### Problem description
All of the lines below are to be transcribed faithfully, with pictures excluded from the copy.

■ ■ ■ ■

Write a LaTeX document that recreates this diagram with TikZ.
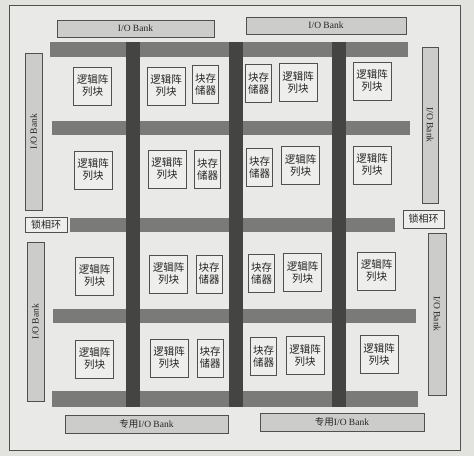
\documentclass[tikz,border=0pt]{standalone}
\usepackage{fontspec}
\setmainfont{Liberation Serif}
\newfontfamily\cjk{Noto Sans CJK SC}
\definecolor{paper}{RGB}{226,226,223}
\definecolor{inner}{RGB}{233,233,231}
\definecolor{blockfill}{RGB}{238,238,236}
\definecolor{iofill}{RGB}{204,204,202}
\definecolor{hbus}{RGB}{122,122,120}
\definecolor{vbus}{RGB}{68,68,66}
\definecolor{edge}{RGB}{80,80,78}
\tikzset{
  lab/.style={draw=edge, line width=1pt, fill=blockfill, minimum width=38pt, minimum height=38pt,
    inner sep=0pt, align=center, font=\cjk\fontsize{10.5}{12}\selectfont, text=black!85},
  bram/.style={lab, minimum width=26pt},
  iobank/.style={draw=edge, line width=0.9pt, fill=iofill, inner sep=0pt, font=\fontsize{9.5}{10}\selectfont, text=black!85},
  pll/.style={draw=edge, line width=1pt, fill=blockfill, inner sep=0pt, font=\cjk\fontsize{10}{10}\selectfont, text=black!85},
  hb/.style={fill=hbus},
  vb/.style={fill=vbus}
}
\begin{document}
\begin{tikzpicture}[x=1pt,y=-1pt]
\useasboundingbox (0,0) rectangle (474,456);
\fill[paper] (0,0) rectangle (474,456);
\draw[edge, line width=1pt, fill=inner] (9,5) rectangle (460,450);

% horizontal buses
\fill[hb] (50,42) rectangle (408,57);
\fill[hb] (52,121) rectangle (410,135);
\fill[hb] (70,218) rectangle (395,232);
\fill[hb] (53,309) rectangle (416,323);
\fill[hb] (52,391) rectangle (418,407);
% vertical buses
\fill[vb] (126,42) rectangle (140,407);
\fill[vb] (229,42) rectangle (243,407);
\fill[vb] (332,42) rectangle (346,407);

% I/O banks
\node[iobank, minimum width=157pt, minimum height=17pt] (iot1) at (135.5,28.5) {I/O Bank};
\node[iobank, minimum width=160pt, minimum height=17pt] (iot2) at (326,25.5) {I/O Bank};
\node[iobank, minimum width=157pt, minimum height=17pt, rotate=90] (iol1) at (33.5,131.5) {I/O Bank};
\node[iobank, minimum width=159pt, minimum height=17pt, rotate=90] (iol2) at (35.5,321.5) {I/O Bank};
\node[iobank, minimum width=156pt, minimum height=16pt, rotate=-90] (ior1) at (430,125) {I/O Bank};
\node[iobank, minimum width=162pt, minimum height=18pt, rotate=-90] (ior2) at (437,314) {I/O Bank};
\node[iobank, minimum width=163pt, minimum height=18pt] (iob1) at (146.5,424) {{\cjk 专用}I/O Bank};
\node[iobank, minimum width=164pt, minimum height=18pt] (iob2) at (342,422) {{\cjk 专用}I/O Bank};
% PLLs
\node[pll, minimum width=42pt, minimum height=15pt] (pll1) at (46,224.5) {锁相环};
\node[pll, minimum width=41pt, minimum height=18pt] (pll2) at (423.5,219) {锁相环};

% row 1
\node[lab]  (a1) at (92.5,86)   {逻辑阵\\列块};
\node[lab]  (a2) at (166,86)    {逻辑阵\\列块};
\node[bram] (a3) at (205.5,84.5){块存\\储器};
\node[bram] (a4) at (258.5,83.5){块存\\储器};
\node[lab]  (a5) at (298,82.5)  {逻辑阵\\列块};
\node[lab]  (a6) at (372,81)    {逻辑阵\\列块};
% row 2
\node[lab]  (b1) at (93,170)    {逻辑阵\\列块};
\node[lab]  (b2) at (167,169)   {逻辑阵\\列块};
\node[bram] (b3) at (207.5,169.5){块存\\储器};
\node[bram] (b4) at (259.5,167.5){块存\\储器};
\node[lab]  (b5) at (300.5,165.5){逻辑阵\\列块};
\node[lab]  (b6) at (372,165)   {逻辑阵\\列块};
% row 3
\node[lab]  (c1) at (94.5,276)  {逻辑阵\\列块};
\node[lab]  (c2) at (168.5,274) {逻辑阵\\列块};
\node[bram] (c3) at (209,274)   {块存\\储器};
\node[bram] (c4) at (261.5,273.5){块存\\储器};
\node[lab]  (c5) at (302.5,272.5){逻辑阵\\列块};
\node[lab]  (c6) at (376.5,271) {逻辑阵\\列块};
% row 4
\node[lab]  (d1) at (94.5,359)  {逻辑阵\\列块};
\node[lab]  (d2) at (169,358)   {逻辑阵\\列块};
\node[bram] (d3) at (210,358)   {块存\\储器};
\node[bram] (d4) at (263.5,356.5){块存\\储器};
\node[lab]  (d5) at (305,355.5) {逻辑阵\\列块};
\node[lab]  (d6) at (379,354.5) {逻辑阵\\列块};
\end{tikzpicture}
\end{document}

■ ■ ■ ■

### Result of the task
Write a LaTeX document that recreates this diagram with TikZ.
\documentclass[tikz,border=0pt]{standalone}
\usepackage{fontspec}
\setmainfont{Liberation Serif}
\newfontfamily\cjk{Noto Sans CJK SC}
\definecolor{paper}{RGB}{226,226,223}
\definecolor{inner}{RGB}{233,233,231}
\definecolor{blockfill}{RGB}{238,238,236}
\definecolor{iofill}{RGB}{204,204,202}
\definecolor{hbus}{RGB}{122,122,120}
\definecolor{vbus}{RGB}{68,68,66}
\definecolor{edge}{RGB}{80,80,78}
\tikzset{
  lab/.style={draw=edge, line width=1pt, fill=blockfill, minimum width=38pt, minimum height=38pt,
    inner sep=0pt, align=center, font=\cjk\fontsize{10.5}{12}\selectfont, text=black!85},
  bram/.style={lab, minimum width=26pt},
  iobank/.style={draw=edge, line width=0.9pt, fill=iofill, inner sep=0pt, font=\fontsize{9.5}{10}\selectfont, text=black!85},
  pll/.style={draw=edge, line width=1pt, fill=blockfill, inner sep=0pt, font=\cjk\fontsize{10}{10}\selectfont, text=black!85},
  hb/.style={fill=hbus},
  vb/.style={fill=vbus}
}
\begin{document}
\begin{tikzpicture}[x=1pt,y=-1pt]
\useasboundingbox (0,0) rectangle (474,456);
\fill[paper] (0,0) rectangle (474,456);
\draw[edge, line width=1pt, fill=inner] (9,5) rectangle (460,450);

% horizontal buses
\fill[hb] (50,42) rectangle (408,57);
\fill[hb] (52,121) rectangle (410,135);
\fill[hb] (70,218) rectangle (395,232);
\fill[hb] (53,309) rectangle (416,323);
\fill[hb] (52,391) rectangle (418,407);
% vertical buses
\fill[vb] (126,42) rectangle (140,407);
\fill[vb] (229,42) rectangle (243,407);
\fill[vb] (332,42) rectangle (346,407);

% I/O banks
\node[iobank, minimum width=157pt, minimum height=17pt] (iot1) at (135.5,28.5) {I/O Bank};
\node[iobank, minimum width=160pt, minimum height=17pt] (iot2) at (326,25.5) {I/O Bank};
\node[iobank, minimum width=157pt, minimum height=17pt, rotate=90] (iol1) at (33.5,131.5) {I/O Bank};
\node[iobank, minimum width=159pt, minimum height=17pt, rotate=90] (iol2) at (35.5,321.5) {I/O Bank};
\node[iobank, minimum width=156pt, minimum height=16pt, rotate=-90] (ior1) at (430,125) {I/O Bank};
\node[iobank, minimum width=162pt, minimum height=18pt, rotate=-90] (ior2) at (437,314) {I/O Bank};
\node[iobank, minimum width=163pt, minimum height=18pt] (iob1) at (146.5,424) {{\cjk 专用}I/O Bank};
\node[iobank, minimum width=164pt, minimum height=18pt] (iob2) at (342,422) {{\cjk 专用}I/O Bank};
% PLLs
\node[pll, minimum width=42pt, minimum height=15pt] (pll1) at (46,224.5) {锁相环};
\node[pll, minimum width=41pt, minimum height=18pt] (pll2) at (423.5,219) {锁相环};

% row 1
\node[lab]  (a1) at (92.5,86)   {逻辑阵\\列块};
\node[lab]  (a2) at (166,86)    {逻辑阵\\列块};
\node[bram] (a3) at (205.5,84.5){块存\\储器};
\node[bram] (a4) at (258.5,83.5){块存\\储器};
\node[lab]  (a5) at (298,82.5)  {逻辑阵\\列块};
\node[lab]  (a6) at (372,81)    {逻辑阵\\列块};
% row 2
\node[lab]  (b1) at (93,170)    {逻辑阵\\列块};
\node[lab]  (b2) at (167,169)   {逻辑阵\\列块};
\node[bram] (b3) at (207.5,169.5){块存\\储器};
\node[bram] (b4) at (259.5,167.5){块存\\储器};
\node[lab]  (b5) at (300.5,165.5){逻辑阵\\列块};
\node[lab]  (b6) at (372,165)   {逻辑阵\\列块};
% row 3
\node[lab]  (c1) at (94.5,276)  {逻辑阵\\列块};
\node[lab]  (c2) at (168.5,274) {逻辑阵\\列块};
\node[bram] (c3) at (209,274)   {块存\\储器};
\node[bram] (c4) at (261.5,273.5){块存\\储器};
\node[lab]  (c5) at (302.5,272.5){逻辑阵\\列块};
\node[lab]  (c6) at (376.5,271) {逻辑阵\\列块};
% row 4
\node[lab]  (d1) at (94.5,359)  {逻辑阵\\列块};
\node[lab]  (d2) at (169,358)   {逻辑阵\\列块};
\node[bram] (d3) at (210,358)   {块存\\储器};
\node[bram] (d4) at (263.5,356.5){块存\\储器};
\node[lab]  (d5) at (305,355.5) {逻辑阵\\列块};
\node[lab]  (d6) at (379,354.5) {逻辑阵\\列块};
\end{tikzpicture}
\end{document}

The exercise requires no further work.